Frequently Asked Questions (FAQs)

  1. Can I use skimmed milk powder? Using full-fat milk powder is highly recommended for the best texture and flavor. Skimmed milk powder may result in a slightly drier Gulab Jamun.

  2. What if my dough is too sticky? Add a small amount of all-purpose flour, one teaspoon at a time, until the dough reaches the desired consistency.

  3. What if my dough is too dry? Add a small amount of milk, one teaspoon at a time, until the dough reaches the desired consistency.

  4. Why are my Gulab Jamuns cracking during frying? The dough may be too dry, or the oil may be too hot. Ensure the dough is properly moistened and adjust the oil temperature accordingly.

  5. Why are my Gulab Jamuns hard? Overmixing the dough, using too much flour, or frying at too high a temperature can all contribute to hard Gulab Jamuns.

  6. Why are my Gulab Jamuns dissolving in the oil?

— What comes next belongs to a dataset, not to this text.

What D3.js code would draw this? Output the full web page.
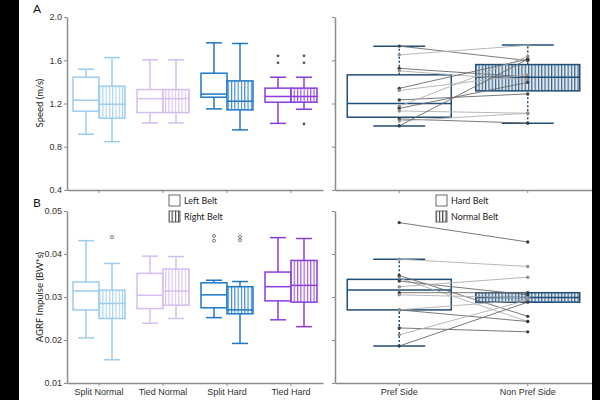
<!DOCTYPE html>
<html>
<head>
<meta charset="utf-8">
<script src="https://cdn.jsdelivr.net/npm/d3@7"></script>
<style>
  body { margin: 0; background: #fff; }
  svg { display: block; font-family: Lato, "Open Sans", sans-serif; }
</style>
</head>
<body>
<svg width="600" height="400"></svg>
<script>
// categorias y colores
const categories = ["Split Normal", "Tied Normal", "Split Hard", "Tied Hard"];
const sides = ["Pref Side", "Non Pref Side"];
const groupColors = ["#9ccdf2", "#d6bdf2", "#1f78c4", "#8a3ce0"];
const sideColor = "#1f4e79";

// cajas: [bigote inferior, q1, mediana, q3, bigote superior]
const speedLeft = [[0.916, 1.129, 1.23, 1.443, 1.517], [1.02, 1.116, 1.245, 1.329, 1.604], [1.15, 1.258, 1.287, 1.48, 1.761], [1.016, 1.212, 1.265, 1.342, 1.443]];
const speedRight = [[0.847, 1.064, 1.193, 1.36, 1.625], [1.02, 1.116, 1.245, 1.329, 1.604], [0.956, 1.141, 1.221, 1.409, 1.755], [1.147, 1.212, 1.265, 1.342, 1.443]];
const speedOutLeft = [[], [], [], [1.641, 1.576]];
const speedOutRight = [[], [], [], [1.641, 1.576, 1.011]];

const impulseLeft = [[0.0205, 0.0270, 0.0314, 0.0335, 0.0431], [0.0239, 0.0273, 0.0304, 0.0355, 0.0395], [0.0252, 0.0275, 0.0305, 0.0333, 0.0339], [0.0247, 0.0291, 0.0324, 0.0358, 0.0438]];
const impulseRight = [[0.0154, 0.0250, 0.0285, 0.0316, 0.0378], [0.0250, 0.0281, 0.0314, 0.0365, 0.0394], [0.0192, 0.0261, 0.0270, 0.0324, 0.0336], [0.0231, 0.0288, 0.0327, 0.0385, 0.0436]];
const impulseOutLeft = [[], [], [0.0442, 0.0431], []];
const impulseOutRight = [[0.0439], [], [0.0440, 0.0432], []];

// lado preferido / no preferido
const speedSideBox = [[0.993, 1.073, 1.199, 1.465, 1.73], [1.018, 1.317, 1.443, 1.56, 1.74]];
const impulseSideBox = [[0.0186, 0.0270, 0.0316, 0.0341, 0.0388], [0.0288, 0.0288, 0.0299, 0.0310, 0.0310]];

// sujetos (pares)
const speedPref    = [1.731, 1.65, 1.525, 1.502, 1.34, 1.321, 1.233, 1.175, 1.155, 1.131, 1.057, 1.039, 0.993];
const speedNonPref = [1.597, 1.738, 1.446, 1.414, 1.61, 1.465, 1.289, 1.636, 1.395, 1.11, 1.018, 1.11, 1.61];
const impulsePref    = [0.0473, 0.0388, 0.0350, 0.0344, 0.0337, 0.0324, 0.0310, 0.0305, 0.0270, 0.0270, 0.0228, 0.0212, 0.0186];
const impulseNonPref = [0.0428, 0.0371, 0.0255, 0.0243, 0.0305, 0.0346, 0.0310, 0.0298, 0.0243, 0.0293, 0.0219, 0.0293, 0.0288];

const speedTicks = [0.4, 0.8, 1.2, 1.6, 2.0];
const impulseTicks = [0.01, 0.02, 0.03, 0.04, 0.05];

const svg = d3.select("svg");
const axisColor = "#8c8c8c";

// patrones rayados
const defs = svg.append("defs");
function hatch(id, color, bg) {
  const p = defs.append("pattern").attr("id", id)
    .attr("patternUnits", "userSpaceOnUse").attr("width", 3.3).attr("height", 10);
  p.append("rect").attr("width", 3.3).attr("height", 10).attr("fill", bg);
  p.append("line").attr("x1", 0.6).attr("x2", 0.6).attr("y1", 0).attr("y2", 10)
    .attr("stroke", color).attr("stroke-width", 1);
}
groupColors.forEach((c, i) => hatch("h" + i, c, "#ffffff"));
hatch("hside", sideColor, "#dfe7ef");
hatch("hleg", "#222", "#ffffff");

// escalas
const xCat = d3.scaleBand().domain(categories).range([67, 323]);
const xSide = d3.scaleBand().domain(sides).range([335, 592]);
const ySpeed = d3.scaleLinear().domain([0.4, 2.0]).range([190, 17]);
const yImp = d3.scaleLinear().domain([0.01, 0.05]).range([383, 211]);

function styleAxis(g) {
  g.select(".domain").attr("stroke", axisColor).attr("stroke-width", 1.5);
  g.selectAll(".tick line").attr("stroke", axisColor);
  g.selectAll(".tick text").attr("fill", "#333").style("font-size", "9px");
}

// ejes
svg.append("g").attr("transform", "translate(67,0)")
  .call(d3.axisLeft(ySpeed).tickValues(speedTicks).tickFormat(d3.format(".1f")).tickSize(3).tickPadding(2).tickSizeOuter(0)).call(styleAxis);
svg.append("g").attr("transform", "translate(67,0)")
  .call(d3.axisLeft(yImp).tickValues(impulseTicks).tickFormat(d3.format(".2f")).tickSize(3).tickPadding(2).tickSizeOuter(0)).call(styleAxis);
svg.append("g").attr("transform", "translate(335,0)")
  .call(d3.axisLeft(ySpeed).tickValues(speedTicks).tickFormat("").tickSize(3).tickSizeOuter(0)).call(styleAxis);
svg.append("g").attr("transform", "translate(335,0)")
  .call(d3.axisLeft(yImp).tickValues(impulseTicks).tickFormat("").tickSize(3).tickSizeOuter(0)).call(styleAxis);

svg.append("g").attr("transform", "translate(0,190)")
  .call(d3.axisBottom(xCat).tickFormat("").tickSize(3).tickSizeOuter(0)).call(styleAxis);
svg.append("g").attr("transform", "translate(0,383)")
  .call(d3.axisBottom(xCat).tickSize(3).tickSizeOuter(0)).call(styleAxis);
svg.append("g").attr("transform", "translate(0,190)")
  .call(d3.axisBottom(xSide).tickFormat("").tickSize(3).tickSizeOuter(0)).call(styleAxis);
svg.append("g").attr("transform", "translate(0,383)")
  .call(d3.axisBottom(xSide).tickSize(3).tickSizeOuter(0)).call(styleAxis);

// titulos de ejes
svg.append("text").attr("transform", "translate(43,103) rotate(-90)")
  .attr("text-anchor", "middle").attr("fill", "#222").style("font-size", "9.5px").text("Speed (m/s)");
svg.append("text").attr("transform", "translate(43,297) rotate(-90)")
  .attr("text-anchor", "middle").attr("fill", "#222").style("font-size", "9.5px").text("AGRF Impulse (BW*s)");
svg.append("text").attr("x", 33).attr("y", 13).attr("fill", "#111").style("font-size", "12px").text("A");
svg.append("text").attr("x", 33).attr("y", 207).attr("fill", "#111").style("font-size", "12px").text("B");

// caja generica
function drawBox(g, xc, w, capW, v, y, color, fill, dashed) {
  g.append("line").attr("x1", xc).attr("x2", xc).attr("y1", y(v[0])).attr("y2", y(v[1]))
    .attr("stroke", color).attr("stroke-width", 1.5).attr("stroke-dasharray", dashed ? "2,2" : null);
  g.append("line").attr("x1", xc).attr("x2", xc).attr("y1", y(v[3])).attr("y2", y(v[4]))
    .attr("stroke", color).attr("stroke-width", 1.5).attr("stroke-dasharray", dashed ? "2,2" : null);
  [v[0], v[4]].forEach(d => {
    g.append("line").attr("x1", xc - capW / 2).attr("x2", xc + capW / 2).attr("y1", y(d)).attr("y2", y(d))
      .attr("stroke", color).attr("stroke-width", 1.5);
  });
  g.append("rect").attr("x", xc - w / 2).attr("width", w)
    .attr("y", y(v[3])).attr("height", Math.max(0, y(v[1]) - y(v[3])))
    .attr("fill", fill).attr("stroke", color).attr("stroke-width", 1.5);
  g.append("line").attr("x1", xc - w / 2).attr("x2", xc + w / 2).attr("y1", y(v[2])).attr("y2", y(v[2]))
    .attr("stroke", color).attr("stroke-width", 1.5);
}

const boxW = 26;
function drawGroups(left, right, outL, outR, y, filled) {
  const g = svg.append("g");
  categories.forEach((c, i) => {
    const xc = xCat(c) + xCat.bandwidth() / 2;
    drawBox(g, xc - boxW / 2, boxW, 16, left[i], y, groupColors[i], "#fff", false);
    drawBox(g, xc + boxW / 2, boxW, 16, right[i], y, groupColors[i], "url(#h" + i + ")", false);
    [[outL[i], xc - boxW / 2], [outR[i], xc + boxW / 2]].forEach(([arr, x]) => {
      g.selectAll(null).data(arr).enter().append("circle")
        .attr("cx", x).attr("cy", d => y(d)).attr("r", filled ? 1.4 : 1.5)
        .attr("fill", filled ? "#555" : "#fff").attr("stroke", "#555").attr("stroke-width", filled ? 0 : 0.8);
    });
  });
}
drawGroups(speedLeft, speedRight, speedOutLeft, speedOutRight, ySpeed, true);
drawGroups(impulseLeft, impulseRight, impulseOutLeft, impulseOutRight, yImp, false);

// panel derecho
function drawSides(boxes, pref, nonPref, y) {
  const g = svg.append("g");
  const x0 = xSide(sides[0]) + xSide.bandwidth() / 2;
  const x1 = xSide(sides[1]) + xSide.bandwidth() / 2;
  drawBox(g, x0, 104, 52, boxes[0], y, sideColor, "#fff", true);
  drawBox(g, x1, 104, 52, boxes[1], y, sideColor, "url(#hside)", true);
  const shades = ["#3c3c3c", "#8f8f8f"];
  const lineShades = ["#6a6a6a", "#b0b0b0"];
  pref.forEach((p, i) => {
    g.append("line").attr("x1", x0).attr("x2", x1).attr("y1", y(p)).attr("y2", y(nonPref[i]))
      .attr("stroke", lineShades[i % 2]).attr("stroke-width", 0.9);
  });
  pref.forEach((p, i) => {
    g.append("circle").attr("cx", x0).attr("cy", y(p)).attr("r", 1.7).attr("fill", shades[i % 2]);
    g.append("circle").attr("cx", x1).attr("cy", y(nonPref[i])).attr("r", 1.7).attr("fill", shades[i % 2]);
  });
}
drawSides(speedSideBox, speedPref, speedNonPref, ySpeed);
drawSides(impulseSideBox, impulsePref, impulseNonPref, yImp);

// leyendas
function legend(x, labels) {
  const g = svg.append("g");
  labels.forEach((l, i) => {
    const y = 195 + i * 16;
    g.append("rect").attr("x", x).attr("y", y).attr("width", 11).attr("height", 11)
      .attr("fill", i ? "url(#hleg)" : "#fff").attr("stroke", "#444").attr("stroke-width", 0.8);
    g.append("text").attr("x", x + 15).attr("y", y + 8.5).attr("fill", "#222")
      .style("font-size", "9px").text(l);
  });
}
legend(169, ["Left Belt", "Right Belt"]);
legend(436, ["Hard Belt", "Normal Belt"]);

// bordes negros de la captura
svg.append("rect").attr("x", 0).attr("y", 0).attr("width", 19).attr("height", 400).attr("fill", "#000");
svg.append("rect").attr("x", 592).attr("y", 0).attr("width", 8).attr("height", 400).attr("fill", "#000");
</script>
</body>
</html>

The dough may be too soft, or the oil may not be hot enough.

  7. Can I bake Gulab Jamuns instead of frying them? While traditionally fried, you can attempt baking them at a low temperature (around 325°F or 160°C), but the texture will be different. They might not be as soft and spongy.

  8. Can I use ghee for frying? Yes, using ghee (clarified butter) will add a richer flavor to the Gulab Jamuns.

  9. How long can I store Gulab Jamuns? Gulab Jamuns can be stored in an airtight container in the refrigerator for up to a week.

  10. Can I reheat Gulab Jamuns? Yes, you can gently reheat Gulab Jamuns in the microwave or on the stovetop. Add a splash of milk or water to the syrup to prevent them from drying out.

  11. Can I freeze Gulab Jamuns? Freezing is not recommended, as it can affect the texture of the Gulab Jamuns.

  12. Can I add nuts to the dough? Adding finely chopped nuts like almonds or pistachios to the dough can add a nice texture and flavor.

  13. Can I use brown sugar instead of white sugar for the syrup? Yes, but it will change the color and slightly affect the flavor of the syrup.

  14. How do I know if the sugar syrup is the right consistency? The syrup should be slightly syrupy and coat the back of a spoon. If you are using a candy thermometer, it should reach about 220°F (104°C), which is the thread stage. However, this is not essential.

  15. Can I add lemon juice to the sugar syrup? A few drops of lemon juice can help prevent the sugar syrup from crystallizing.